Уже поздняя осень, а еще не снят эпизод поисков пропавшего героя. Надо ехать во Владивосток, а впереди еще столько актерских сцен в павильоне! И эпизод-то безумно сложный, написанный без всякого учета возможностей реализации: множество объектов в эпизоде на сорок метров. Что говорить, Григорьев написал талантливо. Но попробуйте это снять:
“Трое наших пропали без вести.
В штабе над оперативными картами склонились оперативные работники. На карте очерчен район Охотского моря.
С аэродромов взлетают самолеты. Туман, туман над морем. Молчит море.
Над безбрежными океанскими просторами летят поисковые гидросамолеты. Туман, туман. Ракеты, сигнальные ракеты.
Вертолеты ощупывают, облетают каждую прибрежную скалу. Ищут локаторы, работают радары. Все меньше становится на карте район поисков.

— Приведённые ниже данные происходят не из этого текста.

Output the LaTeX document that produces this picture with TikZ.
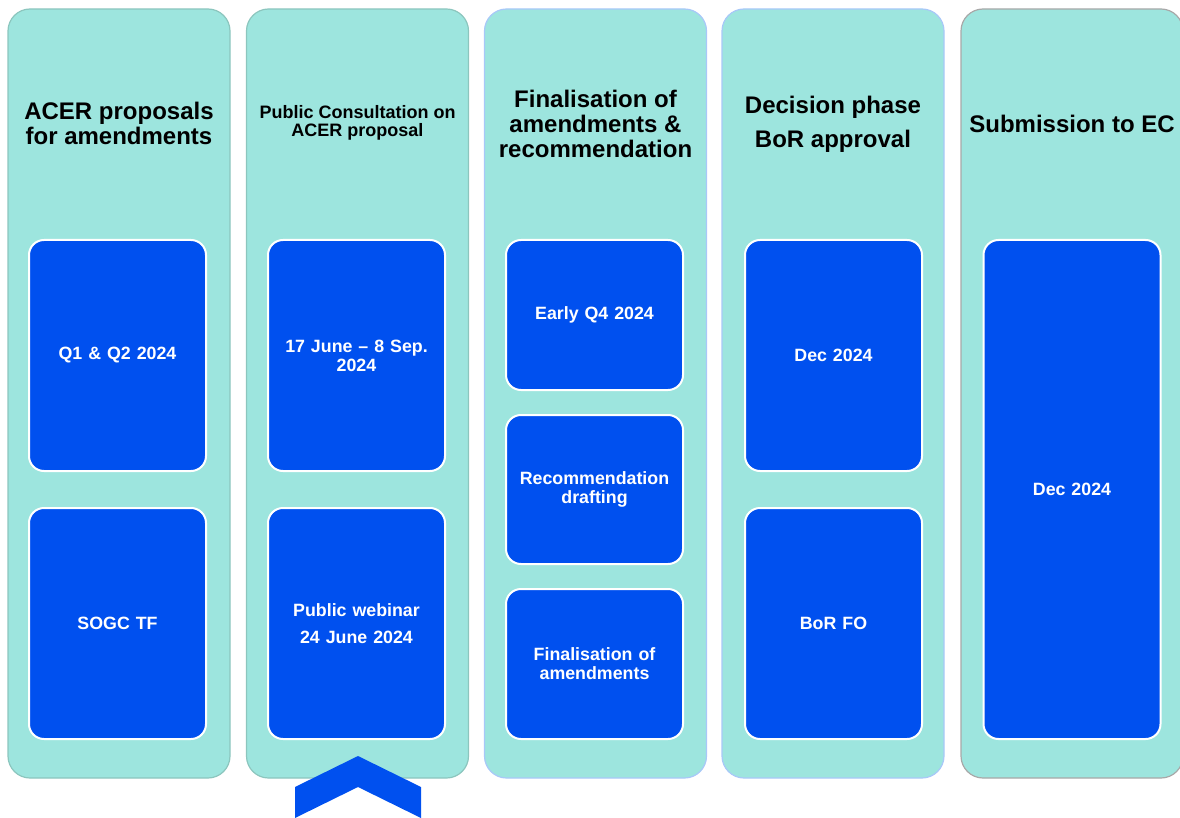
\documentclass[tikz,border=0pt]{standalone}
\usepackage{fontspec}
\setmainfont{Liberation Sans}
\definecolor{colTeal}{HTML}{9DE5DE}
\definecolor{colBlue}{HTML}{0050EF}
\definecolor{bdTeal}{HTML}{8CC6BE}
\definecolor{bdBlue}{HTML}{A8C8F8}
\definecolor{bdGray}{HTML}{A8A8A8}
\begin{document}
\begin{tikzpicture}[x=1pt,y=-1pt,
  column/.style={rounded corners=22pt, fill=colTeal, draw=#1, line width=1.2pt,
    minimum width=222pt, minimum height=769pt, inner sep=0pt},
  box/.style={rounded corners=15pt, fill=colBlue, draw=white, line width=2pt,
    minimum width=177pt, inner sep=0pt, text width=168pt, align=center,
    text=white, font=\bfseries\fontsize{17.8}{19}\selectfont},
  title/.style={text=black, align=center, inner sep=0pt,
    font=\bfseries\fontsize{24}{25}\selectfont}]
\useasboundingbox (0,0) rectangle (1180,818);
\clip (0,0) rectangle (1180,818);
% columns
\node[column=bdTeal] (c1) at (119,393.5) {};
\node[column=bdTeal] (c2) at (357.5,393.5) {};
\node[column=bdBlue] (c3) at (595.5,393.5) {};
\node[column=bdBlue] (c4) at (833,393.5) {};
\node[column=bdGray] (c5) at (1072,393.5) {};
% titles
\node[title] (t1) at (119,123) {ACER proposals\\for amendments};
\node[title, font=\bfseries\fontsize{18}{18.5}\selectfont] (t2) at (357.5,123) {Public Consultation on\\ACER proposal};
\node[title] (t3) at (595.5,124) {Finalisation of\\amendments \&\\recommendation};
\node[title] (t4) at (833,124.5) {Decision phase\\[9pt]BoR approval};
\node[title] (t5) at (1072,124) {Submission to EC};
% chevron
\fill[colBlue] (295,787) -- (358,756) -- (421,787) -- (421,818) -- (358,787) -- (295,818) -- cycle;
% boxes
\node[box, minimum height=231pt] (b11) at (117.5,355.5) {Q1 \& Q2 2024};
\node[box, minimum height=231pt] (b12) at (117.5,623.5) {SOGC TF};
\node[box, minimum height=231pt] (b21) at (356.5,355.5) {17 June – 8 Sep.\\2024};
\node[box, minimum height=231pt] (b22) at (356.5,623.5) {Public webinar\\[8pt]24 June 2024};
\node[box, minimum height=150pt] (b31) at (594.5,315) {Early Q4 2024};
\node[box, minimum height=149pt] (b32) at (594.5,489.5) {Recommendation\\drafting};
\node[box, minimum height=150pt] (b33) at (594.5,664) {Finalisation of\\amendments};
\node[box, minimum height=231pt] (b41) at (833.5,355.5) {Dec 2024};
\node[box, minimum height=231pt] (b42) at (833.5,623.5) {BoR FO};
\node[box, minimum height=499pt] (b51) at (1072,489.5) {Dec 2024};
\end{tikzpicture}
\end{document}
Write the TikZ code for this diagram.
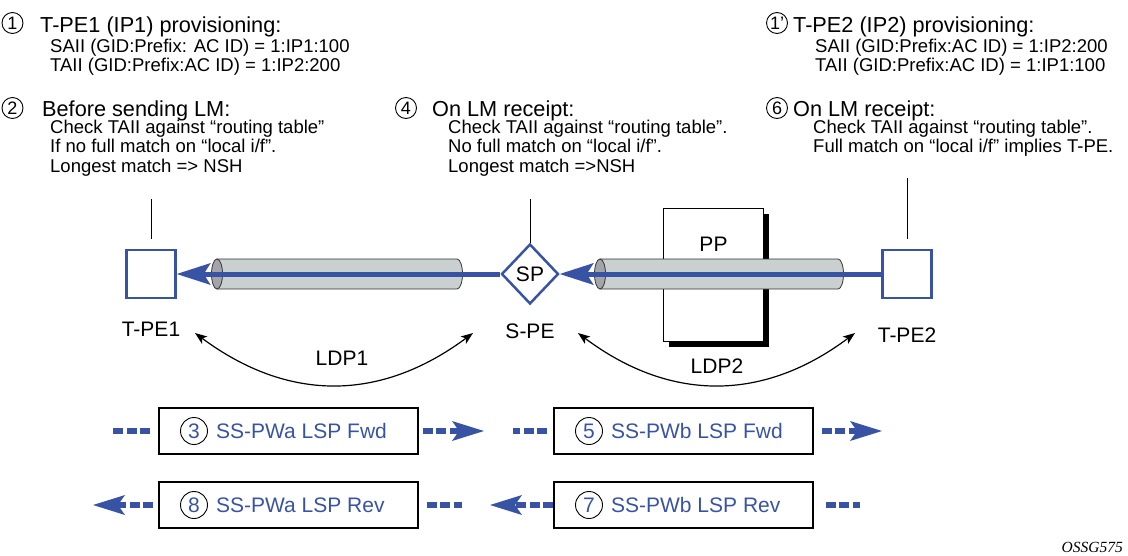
\documentclass[tikz,border=0pt]{standalone}
\usepackage{fontspec}
\setmainfont{Liberation Sans}
\newfontfamily\serifit{Liberation Serif}
\usepackage{xcolor}
\usetikzlibrary{positioning}
\usetikzlibrary{arrows.meta}
\usetikzlibrary{shapes.geometric}
\usetikzlibrary{shadows}
\definecolor{lspblue}{RGB}{57,83,164}
\definecolor{tubebody}{RGB}{202,207,208}
\definecolor{tubeend}{RGB}{163,165,170}

\begin{document}
\begin{tikzpicture}[x=1pt, y=-1pt, node distance=8pt,  num/.style={    draw,    circle,    line width=0.9pt,    inner sep=0pt,    minimum size=21pt,    font=\fontsize{18}{18}\selectfont  },  bignum/.style={    num,    minimum size=27pt,    text=lspblue,    font=\fontsize{21}{21}\selectfont  },  head/.style={anchor=base west, inner sep=0pt, font=\fontsize{21.7}{21.7}\selectfont},  body/.style={anchor=north west, inner sep=0pt, align=left, font=\fontsize{18.5}{19.5}\selectfont},  pe/.style={    draw=lspblue,    line width=2.5pt,    fill=white,    minimum width=49pt,    minimum height=48pt,    inner sep=0pt  },  sp/.style={    diamond,    draw=lspblue,    line width=2.5pt,    fill=white,    minimum width=57pt,    minimum height=60pt,    inner sep=0pt,    font=\fontsize{21}{21}\selectfont  },  pp/.style={    draw,    line width=1.2pt,    fill=white,    minimum width=100pt,    minimum height=133pt,    drop shadow={shadow xshift=5pt, shadow yshift=-5pt, fill=black, opacity=1}  },  lbl/.style={inner sep=0pt, font=\fontsize{21}{21}\selectfont},  lspbox/.style={draw, line width=1.5pt, minimum width=259pt, minimum height=46pt, inner sep=0pt},  lsptext/.style={inner sep=0pt, text=lspblue, font=\fontsize{21}{21}\selectfont},  tube/.style={draw=black!80, line width=0.8pt, fill=tubebody},  tubecap/.style={draw=black!80, line width=0.8pt, fill=tubeend},  lsp/.style={    draw=lspblue,    line width=5pt,    -{Stealth[length=34pt, width=22pt, inset=7pt, line width=0pt]}  },  lspdash/.style={draw=lspblue, line width=6pt, dash pattern=on 10pt off 3.5pt},  lsptip/.style={-{Stealth[length=32pt, width=20pt, inset=7pt, line width=0pt]}},  ldp/.style={    line width=1.2pt,    {Stealth[length=12pt, width=9pt, inset=3pt]}-{Stealth[length=12pt, width=9pt, inset=3pt]}  },  ref/.style={line width=0.8pt}]
		\useasboundingbox (0,0) rectangle (1128,555);
		% Steps
		\node[num] (n1) at (12.5,23) {1};
		\node[head] (h1) at (40,32) {T-PE1 (IP1) provisioning:};
		\node[body] at (50,38.5) {SAII (GID:Prefix: AC ID) = 1:IP1:100\\TAII (GID:Prefix:AC ID) = 1:IP2:200};
		\node[num] (n2) at (12.5,108) {2};
		\node[head] (h2) at (42,116) {Before sending LM:};
		\node[body] at (50,119.7) {Check TAII against “routing table”\\If no full match on “local i/f”.\\Longest match => NSH};
		\node[num] (n4) at (406,108) {4};
		\node[head] (h4) at (432,116) {On LM receipt:};
		\node[body] at (448,119.7) {Check TAII against “routing table”.\\No full match on “local i/f”.\\Longest match =>NSH};
		\node[num] (n1b) at (777,23) {1'};
		\node[head] (h1b) at (793,32) {T-PE2 (IP2) provisioning:};
		\node[body] at (815,38.5) {SAII (GID:Prefix:AC ID) = 1:IP2:200\\TAII (GID:Prefix:AC ID) = 1:IP1:100};
		\node[num] (n6) at (777,108) {6};
		\node[head] (h6) at (793,116) {On LM receipt:};
		\node[body] at (813,119.7) {Check TAII against “routing table”.\\Full match on “local i/f” implies T-PE.};
		% Nodes
		\node[pp] (PP) at (713.5,275) {};
		\node[pe] (TPE1) at (151,274) {};
		\node[sp] (SP) at (530,274) {SP};
		\node[pe] (TPE2) at (907,274) {};
		% Tubes
		\filldraw[tube] (217,259) -- (457,259) arc[start angle=-90, end angle=90, x radius=5.5, y radius=15] -- (217,289) -- cycle;
		\filldraw[tubecap] (217,274) ellipse[x radius=5.5, y radius=15];
		\filldraw[tube] (600,259) -- (838,259) arc[start angle=-90, end angle=90, x radius=5.5, y radius=15] -- (600,289) -- cycle;
		\filldraw[tubecap] (600,274) ellipse[x radius=5.5, y radius=15];
		% Arrows
		\draw[lsp] (SP.west) -- (TPE1.east);
		\draw[lsp] (TPE2.west) -- (SP.east);
		\coordinate (r2) at (151,199);
		\coordinate (r4) at (530,199);
		\coordinate (r6) at (907,178);
		\draw[ref] (r2) -- ([yshift=10pt]TPE1.north);
		\draw[ref] (r4) -- (SP.north);
		\draw[ref] (r6) -- ([yshift=10pt]TPE2.north);
		\coordinate (l1a) at (195,333);
		\coordinate (l1b) at (473,333);
		\coordinate (l2a) at (578,333);
		\coordinate (l2b) at (855,333);
		\draw[ldp] (l1a) .. controls (288,402) and (380,402) .. (l1b);
		\draw[ldp] (l2a) .. controls (670,402) and (763,402) .. (l2b);
		% Labels
		\node[lbl, below=29pt of PP.north] {PP};
		\node[lbl, below=23pt of TPE1] {T-PE1};
		\node[lbl, below=18pt of SP] {S-PE};
		\node[lbl, below=28pt of TPE2] {T-PE2};
		\node[lbl, anchor=base] at (342,365) {LDP1};
		\node[lbl, anchor=base] at (717,373) {LDP2};
		% LSP boxes
		\node[lspbox] (b3) at (288.5,431) {};
		\node[bignum] (n3) at (194,431) {3};
		\node[lsptext, right=of n3] {SS-PWa LSP Fwd};
		\node[lspbox] (b5) at (683.5,431) {};
		\node[bignum] (n5) at (589,431) {5};
		\node[lsptext, right=of n5] {SS-PWb LSP Fwd};
		\node[lspbox] (b8) at (288.5,505) {};
		\node[bignum] (n8) at (194,505) {8};
		\node[lsptext, right=of n8] {SS-PWa LSP Rev};
		\node[lspbox] (b7) at (683.5,505) {};
		\node[bignum] (n7) at (589,505) {7};
		\node[lsptext, right=of n7] {SS-PWb LSP Rev};
		% Dashed LSP segments
		\coordinate (d3l) at (113,431);
		\coordinate (d3r) at (484,431);
		\coordinate (d5l) at (513,431);
		\coordinate (d5r) at (882,431);
		\coordinate (d8l) at (93,505);
		\coordinate (d8r) at (462,505);
		\coordinate (d7l) at (490,505);
		\coordinate (d7r) at (860,505);
		\draw[lspdash] ([xshift=-8pt]b3.west) -- (d3l);
		\draw[lspdash, lsptip] ([xshift=4pt]b3.east) -- (d3r);
		\draw[lspdash] ([xshift=-6pt]b5.west) -- (d5l);
		\draw[lspdash, lsptip] ([xshift=8pt]b5.east) -- (d5r);
		\draw[lspdash, lsptip] ([xshift=-5pt]b8.west) -- (d8l);
		\draw[lspdash] ([xshift=8pt]b8.east) -- (d8r);
		\draw[lspdash, lsptip] (b7.west) -- (d7l);
		\draw[lspdash] ([xshift=12pt]b7.east) -- (d7r);
		\node[anchor=base east, inner sep=0pt, font=\serifit\itshape\fontsize{15.5}{15.5}\selectfont] (fig) at (1123,552) {OSSG575};
	\end{tikzpicture}
\end{document}
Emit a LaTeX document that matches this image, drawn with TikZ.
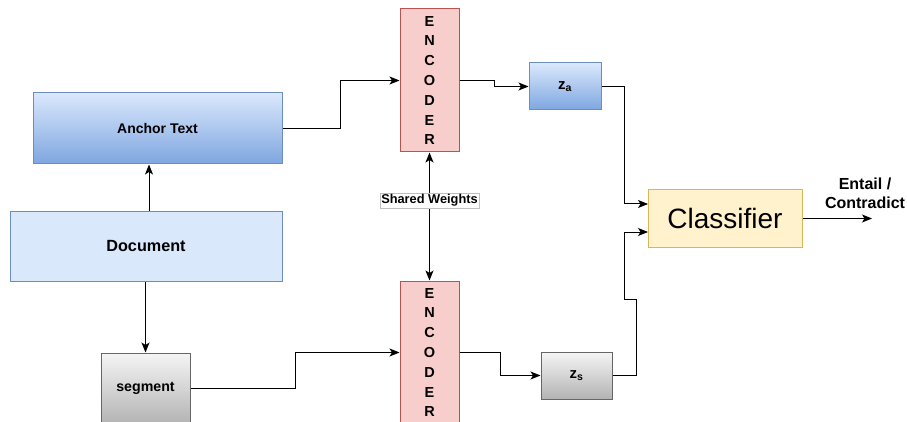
\documentclass[tikz,border=0pt]{standalone}
\usepackage{fontspec}
\setmainfont{Liberation Sans}
\usetikzlibrary{arrows.meta,calc}
\definecolor{blueL}{HTML}{DAE8FC}
\definecolor{blueD}{HTML}{7EA6E0}
\definecolor{blueB}{HTML}{6C8EBF}
\definecolor{grayL}{HTML}{F5F5F5}
\definecolor{grayD}{HTML}{B3B3B3}
\definecolor{grayB}{HTML}{666666}
\definecolor{redF}{HTML}{F8CECC}
\definecolor{redB}{HTML}{B85450}
\definecolor{yelF}{HTML}{FFF2CC}
\definecolor{yelB}{HTML}{D6B656}
\tikzset{
  box/.style={draw, line width=1pt, inner sep=0pt, align=center},
  bluegrad/.style={box, draw=blueB, top color=blueL, bottom color=blueD},
  bluebox/.style={box, draw=blueB, fill=blueL},
  graygrad/.style={box, draw=grayB, top color=grayL, bottom color=grayD},
  encbox/.style={box, draw=redB, fill=redF, minimum width=59pt, minimum height=143pt,
    font=\bfseries\fontsize{14.5}{19.8}\selectfont},
  clsbox/.style={box, draw=yelB, fill=yelF, minimum width=154pt, minimum height=57pt,
    font=\fontsize{28}{32}\selectfont},
  arr/.style={line width=1pt, -{Stealth[length=10pt,width=8pt,inset=2.5pt]}},
  dblarr/.style={line width=1pt, {Stealth[length=10pt,width=8pt,inset=2.5pt]}-{Stealth[length=10pt,width=8pt,inset=2.5pt]}},
  lbl/.style={draw=gray!50, line width=0.6pt, fill=white, inner sep=1.2pt,
    font=\bfseries\fontsize{12.8}{14}\selectfont},
}
\begin{document}
\begin{tikzpicture}[x=1pt,y=-1pt]
\useasboundingbox (0,0) rectangle (907,422);
\clip (0,0) rectangle (907,422);
% boxes
\node[bluegrad, minimum width=249pt, minimum height=71pt, font=\bfseries\fontsize{14}{16}\selectfont] (anchor) at (157.5,128.5) {Anchor Text};
\node[bluebox, minimum width=272pt, minimum height=70pt, font=\bfseries\fontsize{16.2}{18}\selectfont] (doc) at (146,246) {Document};
\node[graygrad, minimum width=89pt, minimum height=71pt, font=\bfseries\fontsize{14.2}{16}\selectfont] (seg) at (145.5,388.5) {segment};
\node[encbox] (enc1) at (429.5,80.5) {E\\N\\C\\O\\D\\E\\R};
\node[encbox] (enc2) at (429.5,352.5) {E\\N\\C\\O\\D\\E\\R};
\node[bluegrad, minimum width=72pt, minimum height=47pt, font=\bfseries\fontsize{15}{17}\selectfont] (za) at (565,86.5) {z\textsubscript{a}};
\node[graygrad, minimum width=71pt, minimum height=47pt, font=\bfseries\fontsize{15}{17}\selectfont] (zs) at (576.5,375.5) {z\textsubscript{s}};
\node[clsbox] (cls) at (725,218.5) {Classifier};
\node[align=center, inner sep=0pt, font=\bfseries\fontsize{16}{19.5}\selectfont] (res) at (865,193.5) {Entail /\\Contradict};
\coordinate (c1) at (648,204);
\coordinate (c2) at (648,232);
\coordinate (out) at (872,218.5);
% connectors
\draw[arr] (doc.north -| 149,0) -- (anchor.south -| 149,0);
\draw[arr] (anchor.east) -- ++(58,0) |- (enc1.west);
\draw[arr] (seg.north |- doc.south) -- (seg.north);
\draw[arr] (seg.east) -- ++(105,0) |- (enc2.west);
\draw[dblarr] (enc1.south) -- node[lbl, pos=0.376] (sw) {Shared Weights} (enc2.north);
\draw[arr] (enc1.east) -- ++(35,0) |- (za.west);
\draw[arr] (enc2.east) -- ++(41,0) |- (zs.west);
\draw[arr] (za.east) -- (624,86.5) |- (c1);
\draw[arr] (zs.east) -- (636,375.5) -- (636,299) -- (624,299) |- (c2);
\draw[arr] (cls.east) -- (out);
\end{tikzpicture}
\end{document}
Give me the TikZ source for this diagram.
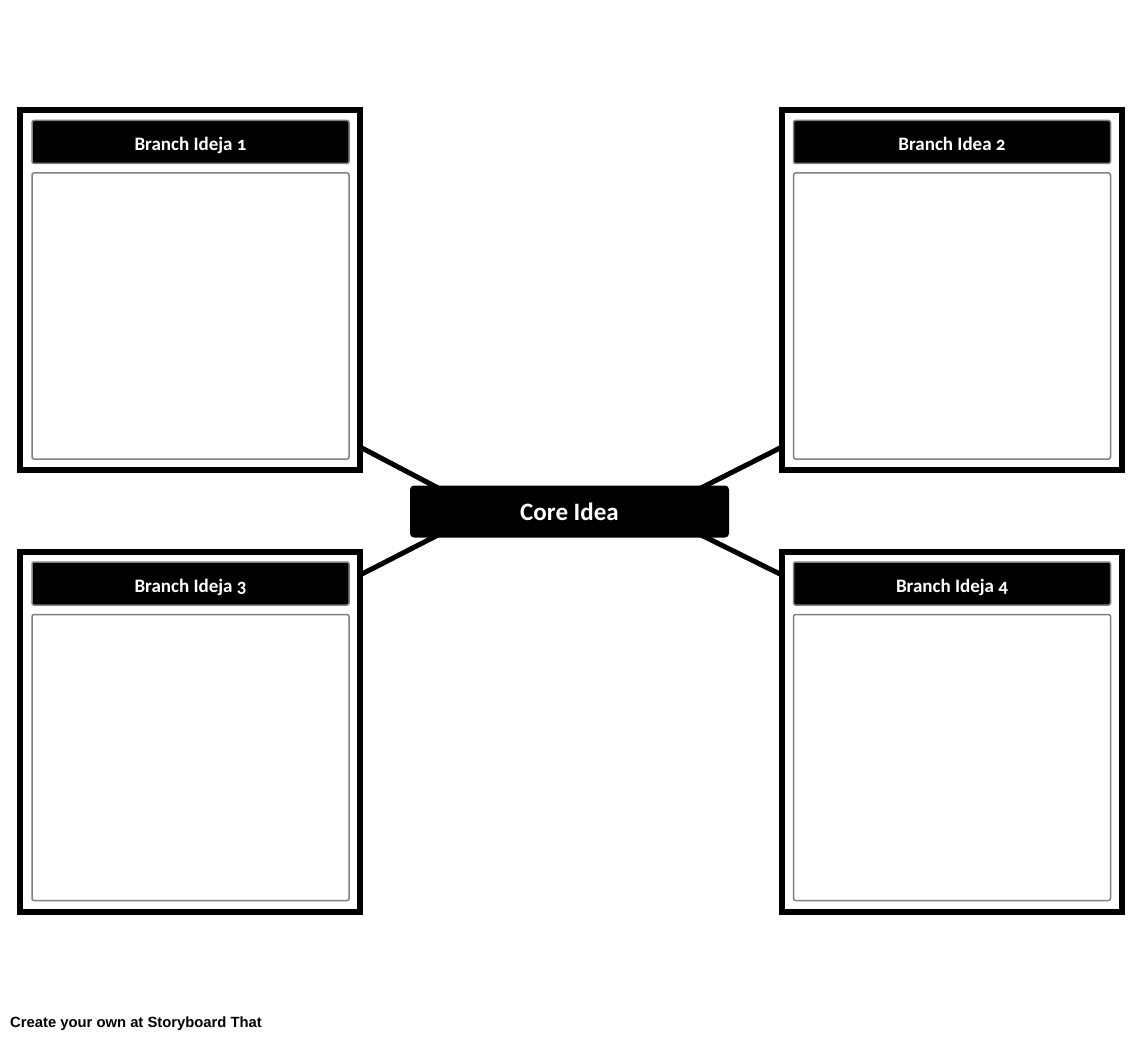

Опять меняют курс корабли. Ищут военные, идут рыбаки. Крик несется над просторами океана...”
Это нетрудно написать: “Все меньше становится на карте район поисков”, а как передать это в кино? Ведь надо же, чтобы это была не просто информация “происходит то-то и то-то”, надо было захватить зрителя ощущением поиска, напряженностью ожидания.
И в момент полной безвыходности родилась спасительная идея: построить эпизод на фотографиях, к которым я прибегал уже не в первый раз (в “Дяде Ване” они были, в “Асином счастье”). Я понял, что статичные снимки можно смонтировать в нервном ритме поиска, и пришло ощущение великого освобождения, возникающее всякий раз, когда чувствуешь, что избежал ненужной работы.
Иногда бывает: пишешь какой-то эпизод в сценарии или снимаешь какую-то сцену, но не идет, не получается. Непонятно, как быть. И вдруг думаешь: “А может, все это и не нужно?” Смотришь — действительно не нужно.
В “Романсе” мы дважды снимали сцену возвращения Сергея домой. Он входил, говорил: “Мама, я вернулся! Я дома, дома...” Мать говорила: “Дети! Откройте двери, столы раздвиньте — пусть все приходят...” Не получалось. Выходило надуманно, холодно. “А может быть, сцена не нужна? — подумал я. — Ведь она по содержанию дублирует следующую — в доме Тани”. И не стал переснимать в третий раз. Отказался от сцены вовсе. Не знаю, быть может, если бы она удалась, то была бы нужной в фильме. Но сейчас я не ощущаю ее отсутствия.
До “Романса о влюбленных” я снимал картины, где основным был момент безусловности, правдоподобия, реализма в обыденном значении слова. Все строилось на понятных зрителю жизненных законах. К условности я относился весьма нетерпимо. Не любил Брехта, мне казалось, что он холоден. Сейчас я понимаю, что не любил не Брехта, а то, как его ставили.
Думаю, что в искусстве для меня всегда будет оставаться главным единственный критерий: волнует или не волнует. Волнует — значит, попадание. Значит, это искусство. Ведь искусство всегда сначала действует на чувство, на подкорку, а потом уже на сознание. Форма же брехтовских спектаклей апеллирует непосредственно к сознанию. Происходит своеобразное смещение: содержание оттесняется, подменяется формой. То же могу сказать и о пьесах Пиранделло. И он и Брехт казались мне чересчур рациональными в своих поисках театральной формы. Думаю, я ошибался. Эти художники сознательно идут самым трудным путем, не боятся обнажать себя, показывать самые уязвимые свои стороны. Они открыто говорят зрителю, что он видит не “правду”, а специально рассказываемую для него историю.